Muchas cosas han cambiado, u para bien, en la izquierda
española, desde que el pasado jueves Íñigo Errejón y Manuela Carmena anunciaron
la integración del fundador de Podemos en la plataforma de la alcaldesa para
optar desde ella a la presidencia de la Comunidad de Madrid. La sacudida
causada por el paso dado por Errejón está sacando de su depresión a los
defraudados y tristes votantes de la izquierda, que, como yo, andábamos hasta
entonces calculando como no quedarnos en casa en las próximas elecciones locales
sin echar a perder nuestras pituitarias, desengañados como estábamos ante el
erial en que el egocentrismo y la manía persecutoria de Pablo Iglesias habían
convertido a la izquierda madrileña.
Yo, como imagino que otros muchos progresistas sin partido,
hace tiempo que me harté de ese gurú pagado de sí mismo y contradictorio que
segaba y arrancaba de su entorno a cualquiera, no sólo que le contradijese,
sino que, simplemente, le hiciese sombra o resplandeciese más que él. Basta,
para comprobarlo, hacer el ejercicio que propuse no hace mucho de comparar
cualquier foto de los líderes de aquellos primeros e ilusionantes momentos de
Podemos con las sombrías figuras que acompañan hoy a Pablo Iglesias. Son
demasiadas las figuras que han ido esfumándose, desapareciendo de los órganos
de decisión del partido o que han sido relegadas de los puestos clave de las
muy codiciadas listas electorales, premio y castigo de la fidelidad al líder,
cuando debieran ser el atractivo reclamo para el voto de los ciudadanos.
Esa es la peor imagen de un partido, la que nunca esperaba
ver en Podemos, que nació como la gran esperanza para quienes creemos en la
política como medio para mejoras la vida de los ciudadanos, el agente
transformador de la sociedad para hacerla más justa y más igualitaria, una
imagen que no creí llegaría a darme el partido al que voté. Sin embargo,
Podemos lleva meses, si no años, replegándose en sí mismo, podando todo aquello
que no crecía en la dirección que habían previsto Pablo Iglesias y su núcleo
duro.
Así, después de su intento de enmendar la plana a Pablo
Iglesias. Íñigo Errejón fue desterrado, y hay quien dice que generosamente, a
encabezar la candidatura de Podemos a la Asamblea de Madrid. Pero algo pasó,
algún Pepito Grillo susurro al oído de Iglesias, como el espejo de la madrastra,
y le advirtió del peligro de verse superado en resultados, sobre todo después
de las últimas debacles, por el desterrado que, a nadie se le escapa, goza de
mayores simpatías que el denostado líder, en horas bajas desde hace ya tiempo.

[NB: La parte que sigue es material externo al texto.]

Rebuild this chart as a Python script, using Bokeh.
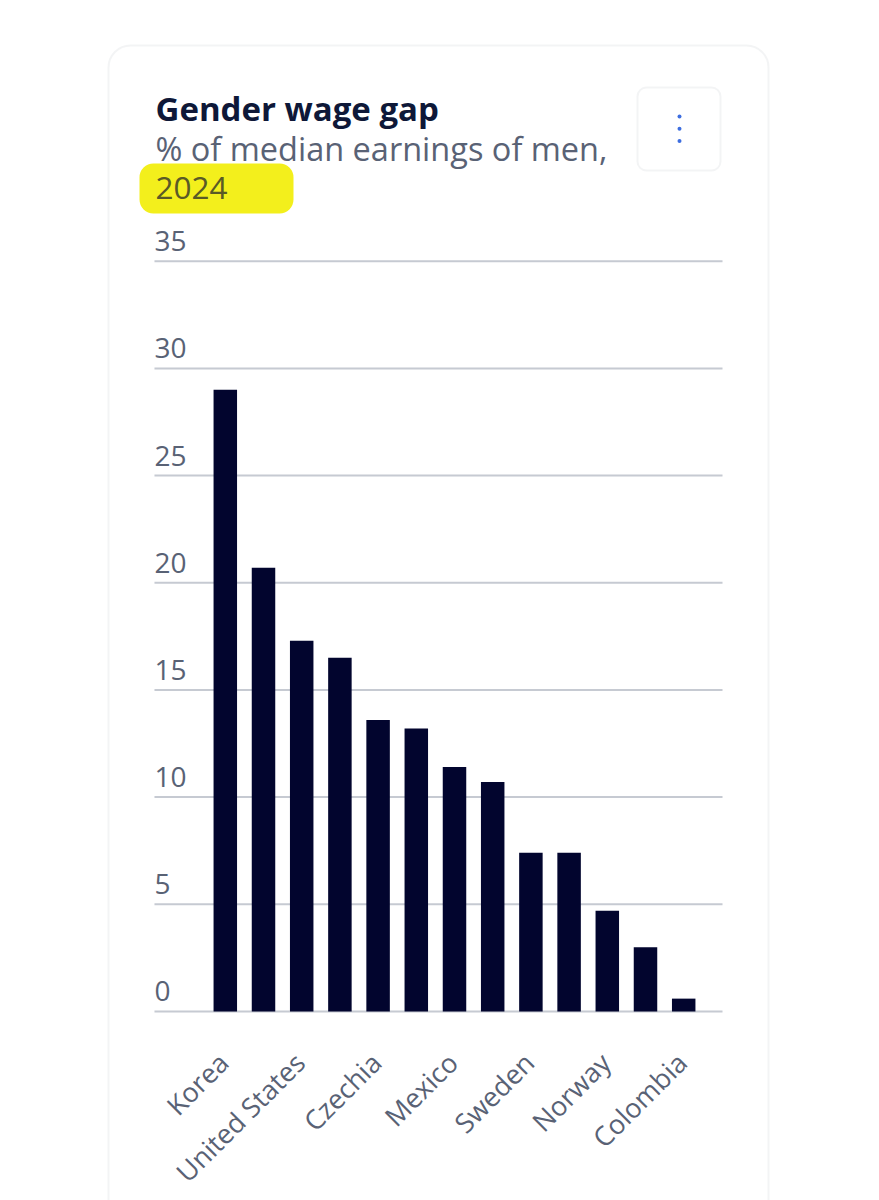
import math
from bokeh.plotting import figure
from bokeh.models import Range1d, BoxAnnotation, Label, ColumnDataSource
from bokeh.core.properties import value
from bokeh.embed import file_html
from bokeh.resources import INLINE

# ---- data ----
countries = ["Korea", "Japan", "United States", "Canada", "Czechia", "Germany", "Mexico",
             "France", "Sweden", "Denmark", "Norway", "Italy", "Colombia"]
gap = [29.0, 20.7, 17.3, 16.5, 13.6, 13.2, 11.4, 10.7, 7.4, 7.4, 4.7, 3.0, 0.6]
y_ticks = [0, 5, 10, 15, 20, 25, 30, 35]
title_text = "Gender wage gap"
subtitle_text = "% of median earnings of men,"
year_text = "2024"

# ---- styles ----
BAR = "#02052e"
GRID = "#c6cad2"
LABEL = "#596275"
TITLE = "#0e1838"
FONT = "Open Sans"

W, H = 863, 1200
positions = list(range(1, len(countries) + 1))
X0, X1 = -0.854, 14.016          # extent of the chart area (grid lines)

p = figure(width=W, height=H, output_backend="svg", toolbar_location=None,
           x_range=Range1d(-4.885, 17.707), y_range=Range1d(-8.817, 47.161),
           x_axis_location=None, y_axis_location=None, min_border=0)
p.outline_line_color = None
p.background_fill_color = "white"
p.border_fill_color = "white"
p.grid.visible = False

# grid lines
p.segment(x0=[X0] * len(y_ticks), x1=[X1] * len(y_ticks), y0=y_ticks, y1=y_ticks,
          line_color=GRID, line_width=2)

# bars
src = ColumnDataSource(dict(x=positions, gap=gap, name=countries))
p.vbar(x="x", top="gap", width=0.615, source=src, fill_color=BAR, line_color=None)

# y labels above grid lines
p.text(x=[X0] * len(y_ticks), y=y_ticks, text=[str(t) for t in y_ticks],
       text_align="left", text_baseline="middle", y_offset=-20,
       text_font=value(FONT), text_font_size="28px", text_color=LABEL)

# x labels: every other category, rotated 45 degrees
shown_x = positions[::2]
shown_names = countries[::2]
p.text(x=shown_x, y=[0] * len(shown_x), text=shown_names, angle=math.pi / 4,
       text_align="right", text_baseline="middle", x_offset=-2, y_offset=46,
       text_font=value(FONT), text_font_size="27px", text_color=LABEL)

def cbox(l, r, t, b, **kw):
    return BoxAnnotation(left=l, right=r, top=t, bottom=b,
                         left_units="canvas", right_units="canvas",
                         top_units="canvas", bottom_units="canvas", **kw)

# card border
p.add_layout(cbox(108, 768, 45, 1260, fill_alpha=0, line_color="#d6d9df",
                  line_width=2, border_radius=22))
# menu button
p.add_layout(cbox(637, 720, 87, 170, fill_color="white", fill_alpha=1,
                  line_color="#d6d9df", line_width=2, border_radius=9))
for cy in [116, 128.3, 140.5]:
    p.add_layout(cbox(677, 681, cy - 2, cy + 2, fill_color="#3d6ee0", fill_alpha=1,
                      line_color=None, border_radius=2))
# highlight
p.add_layout(cbox(139, 293, 163, 213, fill_color="#f3ef1c", fill_alpha=1,
                  line_color=None, border_radius=14))

p.add_layout(Label(x=155, y=108, x_units="canvas", y_units="canvas", text=title_text,
                   text_font=FONT, text_font_style="bold", text_font_size="33px",
                   text_color=TITLE, text_baseline="middle", text_align="left"))
p.add_layout(Label(x=155, y=147.5, x_units="canvas", y_units="canvas", text=subtitle_text,
                   text_font=FONT, text_font_size="32.5px",
                   text_color=LABEL, text_baseline="middle", text_align="left"))
p.add_layout(Label(x=155, y=187.5, x_units="canvas", y_units="canvas", text=year_text,
                   text_font=FONT, text_font_size="31.5px",
                   text_color="#5a5a26", text_baseline="middle", text_align="left"))

open("out.html", "w").write(file_html(p, INLINE))
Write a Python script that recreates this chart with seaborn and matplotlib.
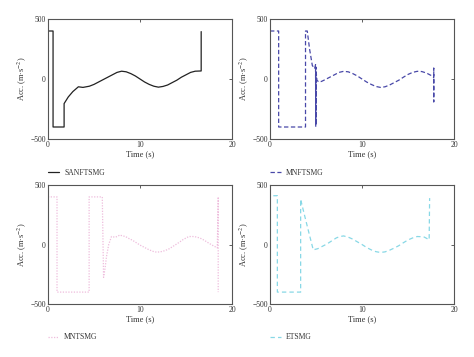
import numpy as np
import pandas as pd
import matplotlib
matplotlib.use("Agg")
import matplotlib.pyplot as plt
import seaborn as sns

# values (time in s, acceleration in m/s^2)
t_sanftsmg = [0, 0.55, 0.55, 1.75, 1.75, 2.2, 2.7, 3.3, 3.8, 4.5, 5, 5.5, 6, 6.5, 7, 7.5,
              8, 8.5, 9, 9.5, 10, 10.5, 11, 11.5, 12, 12.5, 13, 13.5, 14, 14.5, 15, 15.5,
              16, 16.65, 16.65]
a_sanftsmg = [400, 400, -400, -400, -205, -150, -105, -65, -70, -60, -45, -25, -5, 15, 35, 55,
              65, 60, 45, 25, 0, -25, -45, -60, -68, -62, -50, -30, -10, 15, 35, 55,
              65, 67, 395]

t_mnftsmg = [0, 0.94, 0.94, 3.86, 3.86, 4.05, 4.3, 4.6, 4.85, 4.95, 4.97, 4.99, 5.01, 5.03,
             5.1, 5.3, 5.6, 6, 6.5, 7, 7.5, 8, 8.5, 9, 9.5, 10, 10.5, 11, 11.5, 12, 12.5,
             13, 13.5, 14, 14.5, 15, 15.5, 16, 16.5, 17, 17.5, 17.8, 17.8, 17.8, 17.8]
a_mnftsmg = [400, 400, -400, -400, 400, 400, 250, 113, 86, 120, -400, 100, -380, 50,
             -10, -25, -20, -5, 15, 35, 55, 64, 60, 45, 25, 0, -25, -45, -62, -70, -65,
             -50, -30, -10, 15, 38, 55, 64, 62, 50, 30, 12, 90, -190, 20]

t_mntsmg = [0, 0.98, 0.98, 4.47, 4.47, 5.9, 6.04, 6.2, 6.36, 6.6, 6.9, 7.3, 7.6, 7.8, 8.1,
            8.4, 8.8, 9.2, 9.6, 10, 10.5, 11, 11.5, 11.8, 12.2, 12.7, 13.2, 13.7, 14.2,
            14.7, 15.3, 15.9, 16.5, 17, 17.5, 18, 18.4, 18.5, 18.5]
a_mntsmg = [400, 400, -400, -400, 400, 400, -276, -200, -100, 0, 67, 61, 70, 80, 72,
            68, 50, 35, 15, -5, -25, -45, -60, -64, -62, -52, -35, -10, 15,
            42, 67, 67, 55, 35, 10, -12, -28, 400, -400]

t_etsmg = [0.36, 0.8, 0.8, 3.33, 3.33, 3.7, 4.24, 4.7, 5.2, 5.7, 6.2, 6.7, 7.2, 7.6, 8,
           8.5, 9, 9.5, 10, 10.5, 11, 11.5, 12, 12.5, 13, 13.5, 14, 14.5, 15, 15.5, 16,
           16.7, 17.3, 17.35]
a_etsmg = [410, 410, -400, -400, 380, 262, 95, -45, -35, -15, 5, 30, 55, 67, 72,
           62, 45, 22, 0, -25, -45, -60, -67, -62, -48, -30, -10, 15, 38, 55, 67,
           65, 40, 390]

names = ["SANFTSMG", "MNFTSMG", "MNTSMG", "ETSMG"]
series = [(t_sanftsmg, a_sanftsmg), (t_mnftsmg, a_mnftsmg),
          (t_mntsmg, a_mntsmg), (t_etsmg, a_etsmg)]
colors = ["#222222", "#4848a8", "#eebcdc", "#88d8e6"]
dashes = [(None, None), (3.5, 2), (1, 1.2), (3.5, 2.5)]

sns.set_theme(style="white")
plt.rcParams["font.family"] = ["Liberation Serif", "DejaVu Serif"]
plt.rcParams["mathtext.fontset"] = "stix"

fig = plt.figure(figsize=(4.74, 3.57), dpi=100)
positions = [
    [48 / 474, 1 - 139 / 357, 184 / 474, 120 / 357],
    [270 / 474, 1 - 139 / 357, 184 / 474, 120 / 357],
    [48 / 474, 1 - 304 / 357, 184 / 474, 119 / 357],
    [270 / 474, 1 - 304 / 357, 184 / 474, 119 / 357],
]

for i, (name, (t, a)) in enumerate(zip(names, series)):
    ax = fig.add_axes(positions[i])
    df = pd.DataFrame({"Time": t, "Acc": a})
    sns.lineplot(data=df, x="Time", y="Acc", sort=False, estimator=None,
                 color=colors[i], linewidth=0.9, label=name, ax=ax)
    line = ax.get_lines()[0]
    if dashes[i][0] is not None:
        line.set_dashes(dashes[i])
    ax.set_xlim(0, 20)
    ax.set_ylim(-500, 500)
    ax.set_xticks([0, 10, 20])
    ax.set_yticks([-500, 0, 500])
    ax.tick_params(direction="in", length=2, width=0.6, labelsize=5.5, pad=1.5,
                   top=True, right=True, colors="#444444", labelcolor="#333333")
    for s in ax.spines.values():
        s.set_color("#555555")
        s.set_linewidth(0.8)
    ax.set_xlabel("Time (s)", fontsize=6, color="#333333", labelpad=1)
    ax.set_ylabel("Acc. (m$\\cdot$s$^{-2}$)", fontsize=6, color="#333333", labelpad=1)
    leg = ax.legend(loc="center left", bbox_to_anchor=(0.0, -0.28), frameon=False,
                    fontsize=5.5, handlelength=1.4, handletextpad=0.7, borderaxespad=0,
                    borderpad=0, labelcolor="#333333")

fig.savefig("out.png", dpi=100)
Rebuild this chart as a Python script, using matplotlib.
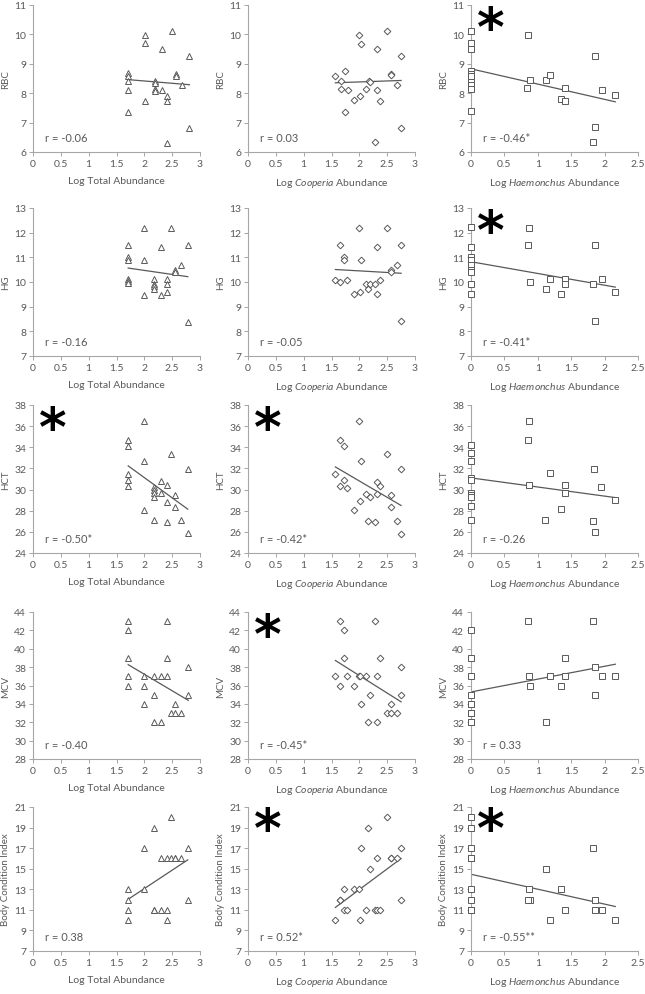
import numpy as np
import matplotlib
matplotlib.use("Agg")
import matplotlib.pyplot as plt

plt.rcParams['font.family'] = ['Lato', 'DejaVu Sans']
plt.rcParams['mathtext.fontset'] = 'custom'
plt.rcParams['mathtext.rm'] = 'Lato'
plt.rcParams['mathtext.it'] = 'Lato:italic'

# ---- data ----
# row 1: RBC
rbc_total_x = [1.71, 1.71, 1.71, 1.71, 1.71, 2.01, 2.01, 2.01, 2.19, 2.19, 2.19, 2.19,
               2.31, 2.31, 2.41, 2.41, 2.41, 2.5, 2.56, 2.56, 2.67, 2.81, 2.81]
rbc_total_y = [8.7, 8.6, 8.4, 8.1, 7.35, 9.98, 9.7, 7.75, 8.4, 8.36, 8.14, 8.08,
               9.5, 8.1, 7.9, 7.72, 6.3, 10.1, 8.65, 8.6, 8.28, 9.25, 6.8]
rbc_coop_x = [1.57, 1.67, 1.67, 1.74, 1.74, 1.79, 1.91, 1.99, 2.02, 2.03, 2.12, 2.17,
              2.2, 2.28, 2.32, 2.32, 2.37, 2.5, 2.56, 2.56, 2.68, 2.75, 2.75]
rbc_coop_y = [8.6, 8.42, 8.14, 8.74, 7.36, 8.12, 7.78, 9.98, 7.9, 9.69, 8.14, 8.42,
              8.39, 6.33, 9.5, 8.12, 7.74, 10.1, 8.65, 8.61, 8.28, 9.25, 6.8]
rbc_haem_x = [0, 0, 0, 0, 0, 0, 0, 0, 0, 0, 0.86, 0.84, 0.89, 1.12, 1.19, 1.34, 1.4,
              1.4, 1.85, 1.85, 1.83, 1.96, 2.16]
rbc_haem_y = [10.12, 9.7, 9.5, 8.75, 8.67, 8.6, 8.38, 8.29, 8.13, 7.4, 9.99, 8.16, 8.44,
              8.44, 8.62, 7.79, 8.16, 7.73, 9.26, 6.84, 6.34, 8.12, 7.93]

# row 2: HG
hg_total_x = [1.71, 1.71, 1.71, 1.71, 1.71, 1.71, 2.0, 2.0, 2.0, 2.18, 2.18, 2.18, 2.18,
              2.3, 2.3, 2.4, 2.4, 2.4, 2.48, 2.55, 2.55, 2.66, 2.78, 2.78]
hg_total_y = [11.48, 11.0, 10.9, 10.12, 10.03, 9.96, 12.2, 10.9, 9.47, 10.12, 9.92, 9.85,
              9.71, 11.4, 9.47, 10.12, 9.9, 9.58, 12.2, 10.5, 10.4, 10.7, 11.48, 8.38]
hg_coop_x = [1.57, 1.66, 1.66, 1.73, 1.73, 1.78, 1.91, 1.99, 2.01, 2.03, 2.12, 2.16, 2.2,
             2.28, 2.32, 2.32, 2.37, 2.5, 2.56, 2.56, 2.68, 2.75, 2.75]
hg_coop_y = [10.1, 11.5, 10.0, 11.0, 10.9, 10.1, 9.5, 12.2, 9.6, 10.9, 9.9, 9.7, 9.9,
             9.9, 11.4, 9.5, 10.1, 12.2, 10.5, 10.4, 10.7, 11.5, 8.4]
hg_haem_x = [0, 0, 0, 0, 0, 0, 0, 0, 0, 0, 0.87, 0.85, 0.89, 1.12, 1.19, 1.34, 1.4, 1.4,
             1.85, 1.83, 1.85, 1.96, 2.16]
hg_haem_y = [12.22, 11.41, 11.0, 10.88, 10.88, 10.7, 10.49, 10.4, 9.92, 9.5, 12.2, 11.5,
             10.0, 9.71, 10.12, 9.5, 10.12, 9.92, 11.5, 9.9, 8.4, 10.12, 9.6]

# row 3: HCT
hct_total_x = [1.71, 1.71, 1.71, 1.71, 1.71, 2.0, 2.0, 2.0, 2.18, 2.18, 2.18, 2.18, 2.18,
               2.3, 2.3, 2.4, 2.4, 2.4, 2.48, 2.55, 2.55, 2.66, 2.78, 2.78]
hct_total_y = [34.66, 34.1, 31.48, 30.94, 30.37, 36.46, 32.68, 28.07, 30.2, 30.0, 29.65,
               29.27, 27.1, 30.8, 29.65, 30.4, 28.8, 26.97, 33.37, 29.52, 28.38, 27.1,
               31.95, 25.9]
hct_coop_x = [1.57, 1.66, 1.66, 1.73, 1.73, 1.78, 1.91, 1.99, 2.01, 2.03, 2.12, 2.16, 2.2,
              2.28, 2.32, 2.32, 2.37, 2.5, 2.56, 2.56, 2.68, 2.75, 2.75]
hct_coop_y = [31.49, 34.67, 30.38, 34.13, 30.95, 30.16, 28.03, 36.5, 28.9, 32.67, 29.62,
              27.05, 29.27, 26.92, 30.76, 29.62, 30.38, 33.37, 29.46, 28.35, 27.05, 31.9,
              25.8]
hct_haem_x = [0, 0, 0, 0, 0, 0, 0, 0, 0, 0, 0.85, 0.87, 0.87, 1.11, 1.19, 1.35, 1.4, 1.4,
              1.84, 1.83, 1.85, 1.94, 2.16]
hct_haem_y = [34.19, 33.43, 32.74, 31.13, 30.9, 29.7, 29.49, 29.3, 28.48, 27.15, 34.7,
              36.5, 30.43, 27.15, 31.54, 28.13, 30.43, 29.7, 31.98, 27.03, 25.96, 30.28,
              28.98]

# row 4: MCV
mcv_total_x = [1.71, 1.71, 1.71, 1.71, 1.71, 2.0, 2.0, 2.0, 2.18, 2.18, 2.18, 2.3, 2.3,
               2.4, 2.4, 2.4, 2.48, 2.55, 2.55, 2.66, 2.79, 2.79]
mcv_total_y = [43, 42, 39, 37, 36, 37, 36, 34, 37, 35, 32, 37, 32, 43, 39, 37, 33, 34, 33,
               33, 38, 35]
mcv_coop_x = [1.57, 1.66, 1.66, 1.73, 1.73, 1.78, 1.91, 1.99, 2.01, 2.03, 2.12, 2.16, 2.2,
              2.28, 2.32, 2.32, 2.37, 2.5, 2.56, 2.56, 2.68, 2.75, 2.75]
mcv_coop_y = [37, 43, 36, 42, 39, 37, 36, 37, 37, 34, 37, 32, 35, 43, 37, 32, 39, 33, 34,
              33, 33, 38, 35]
mcv_haem_x = [0, 0, 0, 0, 0, 0, 0, 0, 0, 0, 0.85, 0.87, 0.89, 1.12, 1.19, 1.35, 1.4, 1.4,
              1.83, 1.85, 1.85, 1.96, 2.16]
mcv_haem_y = [42, 39, 37, 35, 34, 34, 33, 33, 32, 32, 43, 37, 36, 32, 37, 36, 39, 37, 43,
              38, 35, 37, 37]

# row 5: Body Condition Index
bci_total_x = [1.71, 1.71, 1.71, 1.71, 2.0, 2.0, 2.18, 2.18, 2.18, 2.3, 2.3, 2.4, 2.4,
               2.4, 2.48, 2.48, 2.55, 2.55, 2.66, 2.78, 2.78]
bci_total_y = [13, 12, 11, 10, 17, 13, 19, 11, 11, 16, 11, 16, 11, 10, 20, 16, 16, 16, 16,
               17, 12]
bci_coop_x = [1.57, 1.66, 1.66, 1.73, 1.73, 1.78, 1.91, 1.99, 2.01, 2.03, 2.12, 2.16, 2.2,
              2.28, 2.32, 2.32, 2.37, 2.5, 2.56, 2.56, 2.68, 2.75, 2.75]
bci_coop_y = [10, 12, 12, 13, 11, 11, 13, 13, 10, 17, 11, 19, 15, 11, 11, 16, 11, 20, 16,
              16, 16, 17, 12]
bci_haem_x = [0, 0, 0, 0, 0, 0, 0, 0, 0, 0, 0.87, 0.89, 0.85, 1.12, 1.19, 1.35, 1.4, 1.83,
              1.85, 1.85, 1.96, 2.16]
bci_haem_y = [20, 19, 17, 16, 16, 13, 12, 11, 11, 11, 13, 12, 12, 15, 10, 13, 11, 17, 12,
              11, 11, 10]

r_labels = [["r = -0.06", "r = 0.03", "r = -0.46*"],
            ["r = -0.16", "r = -0.05", "r = -0.41*"],
            ["r = -0.50*", "r = -0.42*", "r = -0.26"],
            ["r = -0.40", "r = -0.45*", "r = 0.33"],
            ["r = 0.38", "r = 0.52*", "r = -0.55**"]]
starred = [[False, False, True],
           [False, False, True],
           [True, True, False],
           [False, True, False],
           [False, True, True]]
row_names = ["RBC", "HG", "HCT", "MCV", "Body Condition Index"]
col_names = ["Log Total Abundance", "Log $\\mathit{Cooperia}$ Abundance",
             "Log $\\mathit{Haemonchus}$ Abundance"]
y_ranges = [(6, 11, 1), (7, 13, 1), (24, 38, 2), (28, 44, 2), (7, 21, 2)]

panels = [
    [(rbc_total_x, rbc_total_y), (rbc_coop_x, rbc_coop_y), (rbc_haem_x, rbc_haem_y)],
    [(hg_total_x, hg_total_y), (hg_coop_x, hg_coop_y), (hg_haem_x, hg_haem_y)],
    [(hct_total_x, hct_total_y), (hct_coop_x, hct_coop_y), (hct_haem_x, hct_haem_y)],
    [(mcv_total_x, mcv_total_y), (mcv_coop_x, mcv_coop_y), (mcv_haem_x, mcv_haem_y)],
    [(bci_total_x, bci_total_y), (bci_coop_x, bci_coop_y), (bci_haem_x, bci_haem_y)],
]
markers = ["^", "D", "s"]
msizes = [4.5, 3.4, 4.2]

W, H = 645, 995
fig = plt.figure(figsize=(W / 100, H / 100), dpi=100)

col_left = [33, 248, 471]
col_w = 167
row_top = [6, 209, 406, 613, 808]
row_bot = [153, 357, 554, 760, 952]

grey = "#595959"
axis_grey = "#a6a6a6"

for i in range(5):
    for j in range(3):
        ax = fig.add_axes([col_left[j] / W, 1 - row_bot[i] / H, col_w / W,
                           (row_bot[i] - row_top[i]) / H])
        x = np.array(panels[i][j][0], dtype=float)
        y = np.array(panels[i][j][1], dtype=float)
        ax.plot(x, y, linestyle="none", marker=markers[j], ms=msizes[j],
                mfc="white", mec=grey, mew=0.7, clip_on=False, zorder=3)
        # linear trend line
        k, b = np.polyfit(x, y, 1)
        xs = np.array([x.min(), x.max()])
        ax.plot(xs, k * xs + b, color=grey, lw=0.9, zorder=2)

        lo, hi, step = y_ranges[i]
        ax.set_ylim(lo, hi)
        ax.set_yticks(np.arange(lo, hi + 0.01, step))
        if j == 2:
            ax.set_xlim(0, 2.5)
            ax.set_xticks([0, 0.5, 1, 1.5, 2, 2.5])
            ax.set_xticklabels(["0", "0.5", "1", "1.5", "2", "2.5"])
        else:
            ax.set_xlim(0, 3)
            ax.set_xticks([0, 0.5, 1, 1.5, 2, 2.5, 3])
            ax.set_xticklabels(["0", "0.5", "1", "1.5", "2", "2.5", "3"])

        for s in ["top", "right"]:
            ax.spines[s].set_visible(False)
        for s in ["left", "bottom"]:
            ax.spines[s].set_color(axis_grey)
            ax.spines[s].set_linewidth(0.8)
        ax.tick_params(colors=axis_grey, labelcolor=grey, labelsize=7.5,
                       length=3, width=0.7, pad=2)
        ax.set_xlabel(col_names[j], fontsize=7.5, color=grey, labelpad=6)
        ax.set_ylabel(row_names[i], fontsize=7, color=grey, labelpad=3)

        ax.text(0.07, 0.1, r_labels[i][j], transform=ax.transAxes,
                fontsize=8, color=grey, ha="left", va="center")
        if starred[i][j]:
            ax.text(0.12, 0.83, "*", transform=ax.transAxes, fontsize=38,
                    fontweight="bold", color="black", ha="center", va="center",
                    family="DejaVu Sans")

fig.savefig("out.png", dpi=100)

Ante esa situación y lejos del conformismo que garantizaría
a Errejón un escaño y un sueldo, para tranquilidad de algún miserable como
Echenique, que ayer tuvo que disculparse ante la dignidad del disidente, el
ahora socio de Carmena optó por abrir la cápsula en la que Iglesias había
encerrado a su partido, proponiendo una opción en la que también cabría Podemos
y no sólo Podemos, sino todo aquel dispuesto a trabajar por los demás desde
posiciones de izquierda, pero en absoluto sectarias.
Ayer, finalmente, Errejón dio una lección, sin siquiera nombrarle, al miserable de Echenique, que, vistas las consecuencias, anoche mismo se vio obligado a pedir disculpas por sus injustas palabras. Ayer, Errejón dejó el escaño que sin duda era suyo, porque fue su presencia en la lista la que, no sin reservas, convenció a muchos, entre otros a mí, para dar el voto a Podemos. Y lo hizo sin que ninguno de sus adversarios llegase a tener el valor de quitárselo, no renunció a su militancia, porque, después de tantas decepciones, Podemos aún sigue creyendo en un proyecto que se merece otras maneras y otros dirigentes. Y lo hizo con tranquilidad, mirando a os ojos de la gente, sin circunloquios, sinceramente. Fue toda una lección para tanto acólito acrítico como rodea a Iglesias, acríticos que son los que medran en el que todavía es su partido.